The world of Liam: My Sunday..

The world of Liam

Er.. Liam practicing his typing in front of a possible audience of a few billion, and a probable audience of significantly less.

Name:
Location: United Kingdom

Monday, November 08, 2004

My Sunday..

Hi all,

Well firstly we attempted to have lunch at Tescos cafe. This is Tescos at the Meadows in Camberley, Surrey. What an utterly pointless trip (foodwise anyway). A queue a mile long and hardly any staff at the counters. I don't mind waiting normally, but they have a system where you queue, get your food, queue, get your coffee, queue.. pay. And then you go and sit down to tuck into your cold meal. When it's busy and shortstaffed you can sometimes wait for up to 10 minutes between getting your food and eating it. In an air conditioned restaurant, you have absolutely no chance of still having a hot meal by the time you sit down to eat it.

However, although we turned around and headed straight back down into the shop proper, Mrs Liam wanted to look at some Norman Wisdom DVDs.. I found the books and went on a mini shopping trip all of my own and bought..

Dark Winter: Andy McNab
Toll for the Brave: Jack Higgins
The Teeth of the Tiger: Tom Clancy

.. all for change out of 12 quid. Not a bad bit of shopping on my part. If I can move away from this computer for a little while I may even get the chance to read them.

Well, as there is a branch of M$S attached to Tescos, Ros thought it would be a good idea to have a look in there while we were there. Oh goody thought I. I can never get enough of looking at old women dressed in leopard skin print, and pushing trolleys around as though they were the only people in the shop. It's scary to think that they will drop off their trolleys outside (I just had some horrible imagery spring to mind then, but I won't elaborate) and get into a car, driving it in exactly the same way.

It was pointed out to me how lovely their bags of pot-pourri refills looked. The suggestion that Camberley Council would quite likely collect garden waste if approached, and would save M&S clogging up their already full shelves was met with much hilarity.. on my part anyway. :) That was the red stuff.
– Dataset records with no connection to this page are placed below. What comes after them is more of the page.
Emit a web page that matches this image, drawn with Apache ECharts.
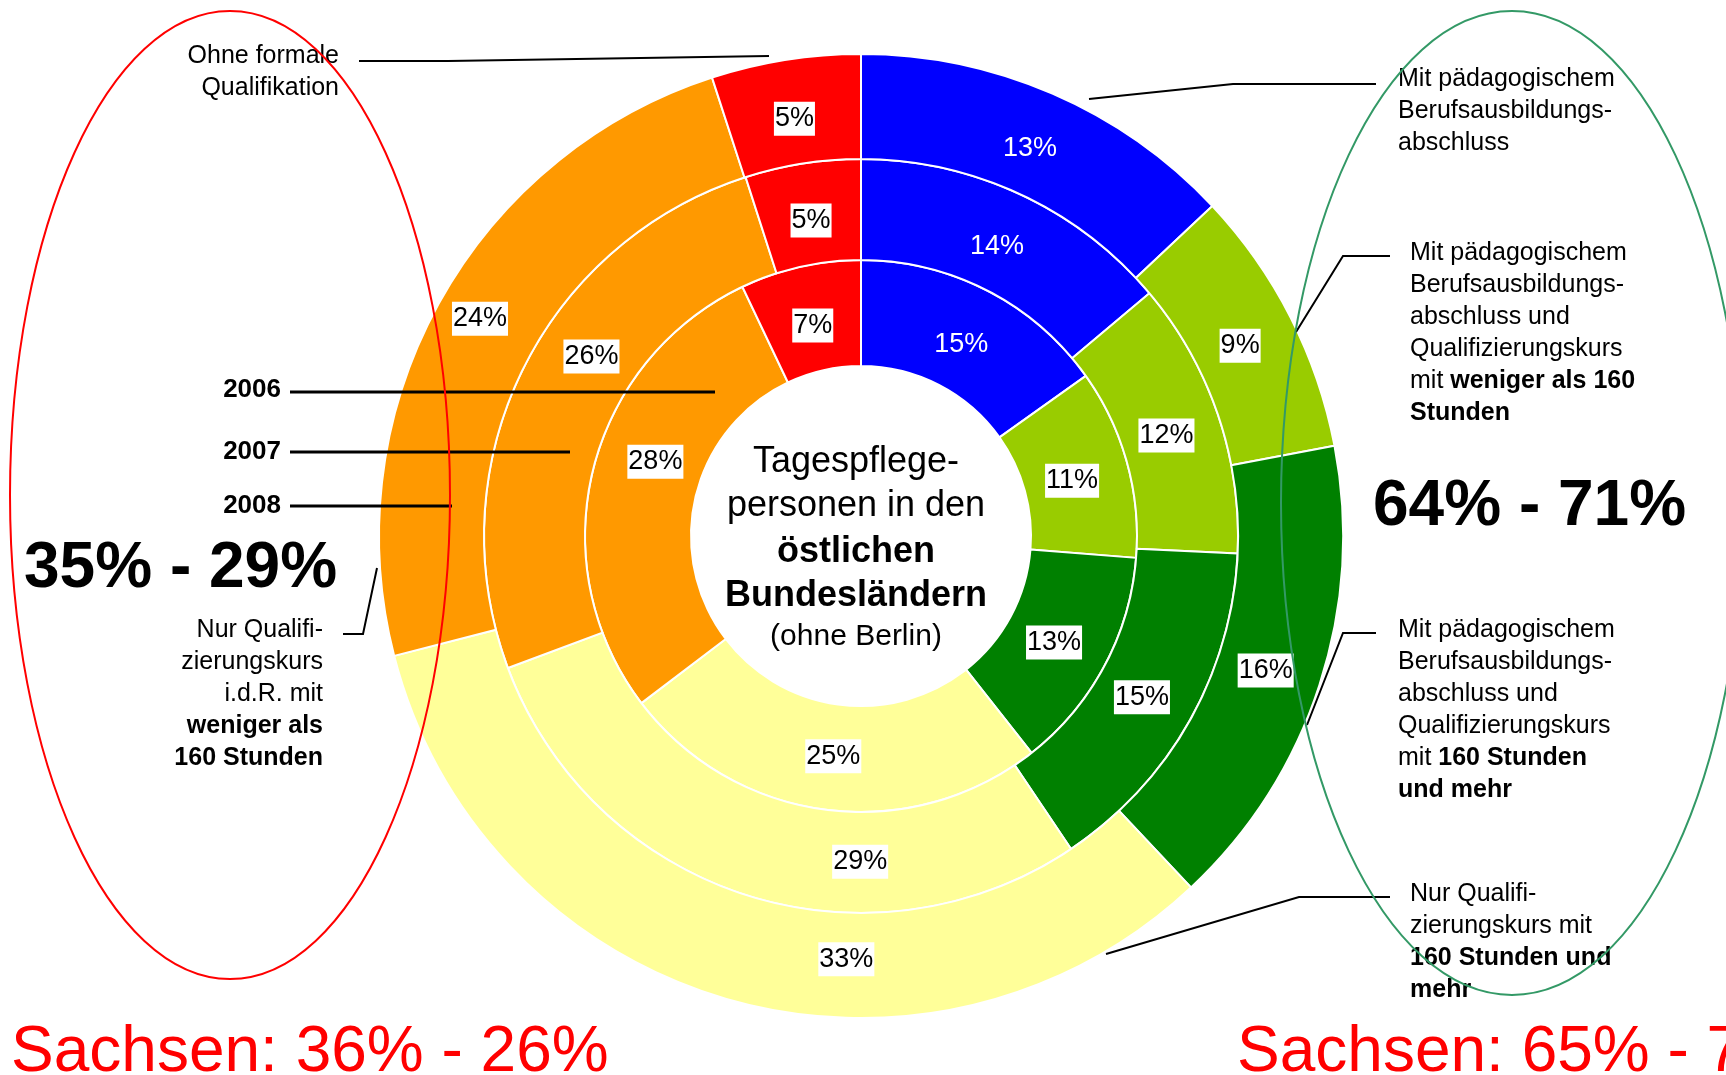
<!DOCTYPE html>
<html>
<head>
    <meta charset="utf-8">
    <title>Tagespflegepersonen in den östlichen Bundesländern</title>
    <script src="https://cdn.jsdelivr.net/npm/echarts@6/dist/echarts.min.js"></script>
    <style>
        html, body {
            margin: 0;
            padding: 0;
            background: #ffffff;
        }
        #main {
            width: 1726px;
            height: 1075px;
        }
    </style>
</head>
<body>
    <div id="main"></div>
    <script type="text/javascript">
    // Anteile in %, im Uhrzeigersinn ab 12 Uhr
    var categories = [
        'Mit pädagogischem Berufsausbildungsabschluss',
        'Berufsausbildungsabschluss und Qualifizierungskurs mit weniger als 160 Stunden',
        'Berufsausbildungsabschluss und Qualifizierungskurs mit 160 Stunden und mehr',
        'Nur Qualifizierungskurs mit 160 Stunden und mehr',
        'Nur Qualifizierungskurs i.d.R. mit weniger als 160 Stunden',
        'Ohne formale Qualifikation'
    ];
    var years = ['2006', '2007', '2008'];
    var values2006 = [15, 11, 13, 25, 28, 7];
    var values2007 = [14, 12, 15, 29, 26, 5];
    var values2008 = [13, 9, 16, 33, 24, 5];
    var colors = ['#0000ff', '#99cc00', '#008000', '#ffff99', '#ff9900', '#ff0000'];

    var FONT = 'Liberation Sans, Arial, sans-serif';
    var CX = 861, CY = 536;

    var myChart = echarts.init(document.getElementById('main'));

    // Ringe: innen 2006, Mitte 2007, aussen 2008
    var rings = [[170, 276], [276, 377], [377, 482]];
    var allValues = [values2006, values2007, values2008];

    // Excel hatte einige Beschriftungen verschoben
    var labelNudge = { '0-4': [14, -21], '1-4': [27, -36], '2-4': [-2, -9], '1-3': [100, 12], '2-3': [106, 8] };

    function makeSeries(idx) {
        var vals = allValues[idx];
        var data = [];
        for (var i = 0; i < vals.length; i++) {
            data.push({
                name: categories[i],
                value: vals[i],
                itemStyle: { color: colors[i] },
                label: i === 0
                    ? { color: '#ffffff', backgroundColor: 'transparent' }
                    : { color: '#000000', backgroundColor: '#ffffff' }
            });
        }
        return {
            type: 'pie',
            name: years[idx],
            center: [CX, CY],
            radius: rings[idx],
            startAngle: 90,
            clockwise: true,
            avoidLabelOverlap: false,
            silent: true,
            itemStyle: { borderColor: '#ffffff', borderWidth: 2 },
            label: {
                show: true,
                position: 'inside',
                formatter: '{c}%',
                fontFamily: FONT,
                fontSize: 27,
                padding: [4, 1, 3, 1]
            },
            labelLine: { show: false },
            labelLayout: function (p) {
                var n = labelNudge[idx + '-' + p.dataIndex];
                if (n) return { dx: n[0], dy: n[1] };
                // etwas zur Mitte hin, wie in Excel
                var r = p.labelRect;
                var mx = r.x + r.width / 2 - CX, my = r.y + r.height / 2 - CY;
                var d = Math.sqrt(mx * mx + my * my) || 1;
                return { dx: -7 * mx / d, dy: -7 * my / d + 3 };
            },
            data: data
        };
    }

    function txt(x, y, text, opt) {
        var style = {
            x: x, y: y, text: text,
            fill: opt.fill || '#000000',
            fontFamily: FONT,
            fontSize: opt.size || 25,
            fontWeight: opt.weight || 'normal',
            lineHeight: opt.lh || 32,
            align: opt.align || 'left',
            textAlign: opt.align || 'left',
            verticalAlign: opt.va || 'top',
            textVerticalAlign: opt.va || 'top'
        };
        if (opt.rich) style.rich = opt.rich;
        return { type: 'text', z: 10, style: style };
    }

    function leader(points, w) {
        return {
            type: 'polyline', z: 10,
            shape: { points: points },
            style: { stroke: '#000000', lineWidth: w || 2, fill: null }
        };
    }

    var boldRich = { b: { fontFamily: FONT, fontSize: 25, fontWeight: 'bold', lineHeight: 32 } };

    option = {
        backgroundColor: '#ffffff',
        animation: false,
        series: [makeSeries(0), makeSeries(1), makeSeries(2)],
        graphic: [
            // Mitte
            txt(856, 440, 'Tagespflege-\npersonen in den', { size: 36, lh: 44, align: 'center' }),
            txt(856, 530, 'östlichen\nBundesländern', { size: 36, lh: 44, align: 'center', weight: 'bold' }),
            txt(856, 637, '(ohne Berlin)', { size: 30, align: 'center', va: 'middle' }),

            // links
            txt(339, 40, 'Ohne formale\nQualifikation', { align: 'right' }),
            leader([[359, 61], [448, 61], [769, 56]]),
            txt(281, 390, '2006', { size: 26, weight: 'bold', align: 'right', va: 'middle' }),
            txt(281, 452, '2007', { size: 26, weight: 'bold', align: 'right', va: 'middle' }),
            txt(281, 506, '2008', { size: 26, weight: 'bold', align: 'right', va: 'middle' }),
            leader([[290, 392], [715, 392]], 3),
            leader([[290, 452], [570, 452]], 3),
            leader([[290, 506], [452, 506]], 3),
            txt(24, 569, '35% - 29%', { size: 64, weight: 'bold', va: 'middle' }),
            txt(323, 614, 'Nur Qualifi-\nzierungskurs\ni.d.R. mit\n{b|weniger als}\n{b|160 Stunden}', { align: 'right', rich: boldRich }),
            leader([[343, 634], [363, 634], [377, 568]]),

            // rechts
            txt(1398, 63, 'Mit pädagogischem\nBerufsausbildungs-\nabschluss', {}),
            leader([[1376, 84], [1233, 84], [1089, 99]]),
            txt(1410, 237, 'Mit pädagogischem\nBerufsausbildungs-\nabschluss und\nQualifizierungskurs\nmit {b|weniger als 160}\n{b|Stunden}', { rich: boldRich }),
            leader([[1390, 256], [1343, 256], [1296, 332]]),
            txt(1373, 507, '64% - 71%', { size: 64, weight: 'bold', va: 'middle' }),
            txt(1398, 614, 'Mit pädagogischem\nBerufsausbildungs-\nabschluss und\nQualifizierungskurs\nmit {b|160 Stunden}\n{b|und mehr}', { rich: boldRich }),
            leader([[1376, 633], [1343, 633], [1307, 725]]),
            txt(1410, 878, 'Nur Qualifi-\nzierungskurs mit\n{b|160 Stunden und}\n{b|mehr}', { rich: boldRich }),
            leader([[1390, 897], [1299, 897], [1106, 954]]),

            // Ovale
            {
                type: 'ellipse', z: 20,
                shape: { cx: 230, cy: 495, rx: 220, ry: 484 },
                style: { fill: null, stroke: '#ff0000', lineWidth: 2 }
            },
            {
                type: 'ellipse', z: 20,
                shape: { cx: 1512, cy: 503, rx: 231, ry: 492 },
                style: { fill: null, stroke: '#339966', lineWidth: 2 }
            },

            // Sachsen
            txt(11, 1053, 'Sachsen: 36% - 26%', { size: 64, fill: '#ff0000', va: 'middle' }),
            txt(1237, 1053, 'Sachsen: 65% - 74%', { size: 64, fill: '#ff0000', va: 'middle' })
        ]
    };

    myChart.setOption(option);
    </script>
</body>
</html>
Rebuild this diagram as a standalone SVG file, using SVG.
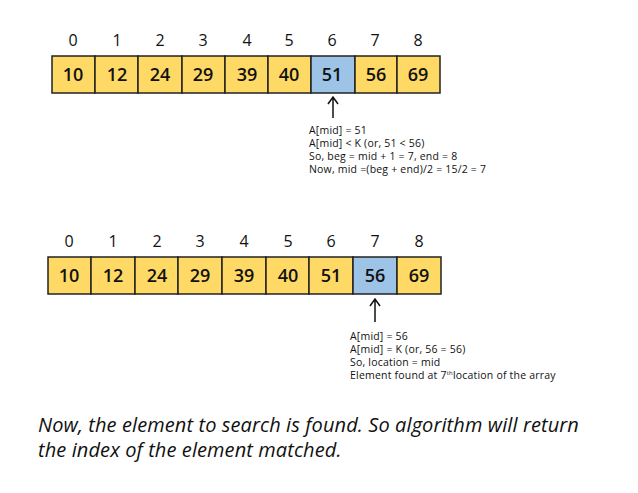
<svg xmlns="http://www.w3.org/2000/svg" width="638" height="493" viewBox="0 0 638 493">
<style>
.c{stroke:#222;stroke-width:1.5}
.y{fill:#FFD966}.b{fill:#9DC3E6}
.n{font-family:"Open Sans",sans-serif;font-size:18px;fill:#111;text-anchor:middle;font-weight:600}
.i{font-family:"Open Sans",sans-serif;font-size:16px;fill:#111;text-anchor:middle}
.t{font-family:"Open Sans",sans-serif;font-size:10.5px;letter-spacing:0.2px;fill:#111}
.f{font-family:"Open Sans",sans-serif;font-size:20px;font-style:italic;fill:#111;letter-spacing:0.1px}
.a{stroke:#111;stroke-width:1.5;fill:none}
</style>
<rect width="638" height="493" fill="#fff"/>
<g id="array1">
<rect class="c y" x="52" y="56" width="43" height="37"/><rect class="c y" x="95" y="56" width="43" height="37"/><rect class="c y" x="138" y="56" width="44" height="37"/><rect class="c y" x="182" y="56" width="43" height="37"/><rect class="c y" x="225" y="56" width="43" height="37"/><rect class="c y" x="268" y="56" width="43" height="37"/><rect class="c b" x="311" y="56" width="44" height="37"/><rect class="c y" x="355" y="56" width="42" height="37"/><rect class="c y" x="397" y="56" width="43" height="37"/>
<text class="i" y="46"><tspan x="73">0</tspan><tspan x="117">1</tspan><tspan x="160">2</tspan><tspan x="203">3</tspan><tspan x="247">4</tspan><tspan x="289">5</tspan><tspan x="332">6</tspan><tspan x="375">7</tspan><tspan x="418">8</tspan></text>
<text class="n" y="81"><tspan x="73">10</tspan><tspan x="117">12</tspan><tspan x="160">24</tspan><tspan x="203">29</tspan><tspan x="247">39</tspan><tspan x="289">40</tspan><tspan x="332">51</tspan><tspan x="376">56</tspan><tspan x="418">69</tspan></text>
</g>
<g id="array2">
<rect class="c y" x="48" y="257" width="43" height="37"/><rect class="c y" x="91" y="257" width="44" height="37"/><rect class="c y" x="135" y="257" width="43" height="37"/><rect class="c y" x="178" y="257" width="44" height="37"/><rect class="c y" x="222" y="257" width="44" height="37"/><rect class="c y" x="266" y="257" width="43" height="37"/><rect class="c y" x="309" y="257" width="44" height="37"/><rect class="c b" x="353" y="257" width="44" height="37"/><rect class="c y" x="397" y="257" width="44" height="37"/>
<text class="i" y="247"><tspan x="69">0</tspan><tspan x="113">1</tspan><tspan x="157">2</tspan><tspan x="200">3</tspan><tspan x="244">4</tspan><tspan x="288">5</tspan><tspan x="331">6</tspan><tspan x="375">7</tspan><tspan x="419">8</tspan></text>
<text class="n" y="282"><tspan x="69">10</tspan><tspan x="113">12</tspan><tspan x="157">24</tspan><tspan x="200">29</tspan><tspan x="244">39</tspan><tspan x="288">40</tspan><tspan x="331">51</tspan><tspan x="375">56</tspan><tspan x="419">69</tspan></text>
</g>
<g id="connectors">
<path class="a" d="M333 118V98M328 104L333 97L338 104"/>
<path class="a" d="M375 322V300M370 306L375 299L380 306"/>
</g>
<g id="note1"><text class="t"><tspan x="309" y="134">A[mid] = 51</tspan><tspan x="309" y="147">A[mid] &lt; K (or, 51 &lt; 56)</tspan><tspan x="309" y="160">So, beg = mid + 1 = 7, end = 8</tspan><tspan x="309" y="173">Now, mid =(beg + end)/2 = 15/2 = 7</tspan></text></g>
<g id="note2"><text class="t"><tspan x="350" y="340">A[mid] = 56</tspan><tspan x="350" y="353">A[mid] = K (or, 56 = 56)</tspan><tspan x="350" y="366">So, location = mid</tspan><tspan x="350" y="379">Element found at 7<tspan font-size="6" dy="-4">th</tspan><tspan dy="4">location of the array</tspan></tspan></text></g>
<g id="caption"><text class="f"><tspan x="38" y="432">Now, the element to search is found. So algorithm will return</tspan><tspan x="38" y="457">the index of the element matched.</tspan></text></g>
</svg>
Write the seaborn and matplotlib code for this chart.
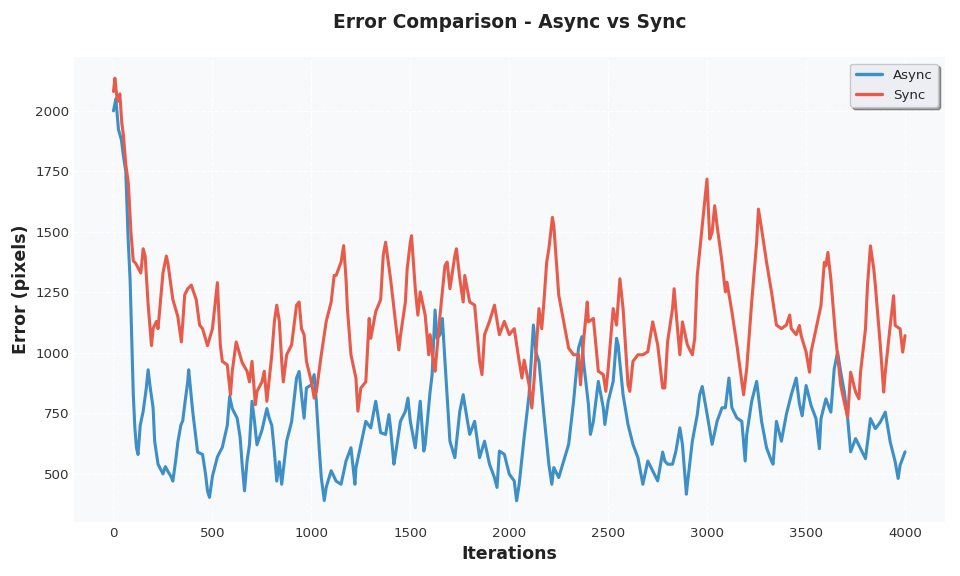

On another shelf they had some yellow stuff. Have you seen the feed trays in a chimp's enclosure at the zoo? That's the one, with all the half eaten fruit. I reckon Monkey World tops up it's funds by selling the leftovers to M&S as yellow pot-pourri. :)

Well that's two shops and still no food. It's a good job I carry reserves of energy. So off we go to Aldershot, home of the British Army. It's also home to one of the few Pizza Hut's that is staffed by friendly, helpful and efficient staff. I love Pizza Hut's food, but would rather make a return trip of over 30 miles to Aldershot than go to Bracknell's pathetic excuse for a restaurant. It seems to be staffed by people who failed the job interview for McDonalds. It is also stuffed full with as many tables and chairs as they can physically get in the building. And then they close half of it off to customers. I'm sorry, but if I wanted to eat within rubbing distance of a dozen or so other people, I'd eat my pizza on the tube at rush hour.. far less intimate. This is of course assuming that they even make the slightest effort to seat you. The staff all wander around completely oblivious to the fact that you and three families of screaming kids are queuing out of the door waited to be attended to. Then when they do stumble their way over, it's..

"Good afternoon Sir, I'm afraid there will be a 45 minute wait for food. Would you like to take a seat and wait anyway, Sir?"

You have to be polite, because that's not their fault. That's down to a prat of a duty manager, who couldn't find his arse with both hands, a compass and a good OS map. So you gently decline his offer, while inwardly thinking lots of naughty words to yourself.

..err, oh yes. We had a very nice meal and left. Ros wanted a scale model of a Christmas tree for her dolls house, so we went to a garden centre. No point in mentioning which one as at this time of year they are indistinguishable from each other covering, as they do, at least half the shop with Christmas decor, trees etc. I have to take a bucket into shops with me at this time of year. I absolutely detest christmas.. absolutely and utterly, utterly and absolutely and completely hate it. That's my trouble, ambiguity. There was a life sized Santa thing, dancing away and singing jolly Christmas songs. I'm not a violent person.. but.. I'm thinking big fat red punchbag here. Ros heard me thinking (outloud) about this.. still, the anti-imflamatories have just kicked in, so that's taken the edge off the pain for now. :)

Still, there is still over six weeks to Christmas, plenty of time to vent my spleen about it as we creep ever nearer.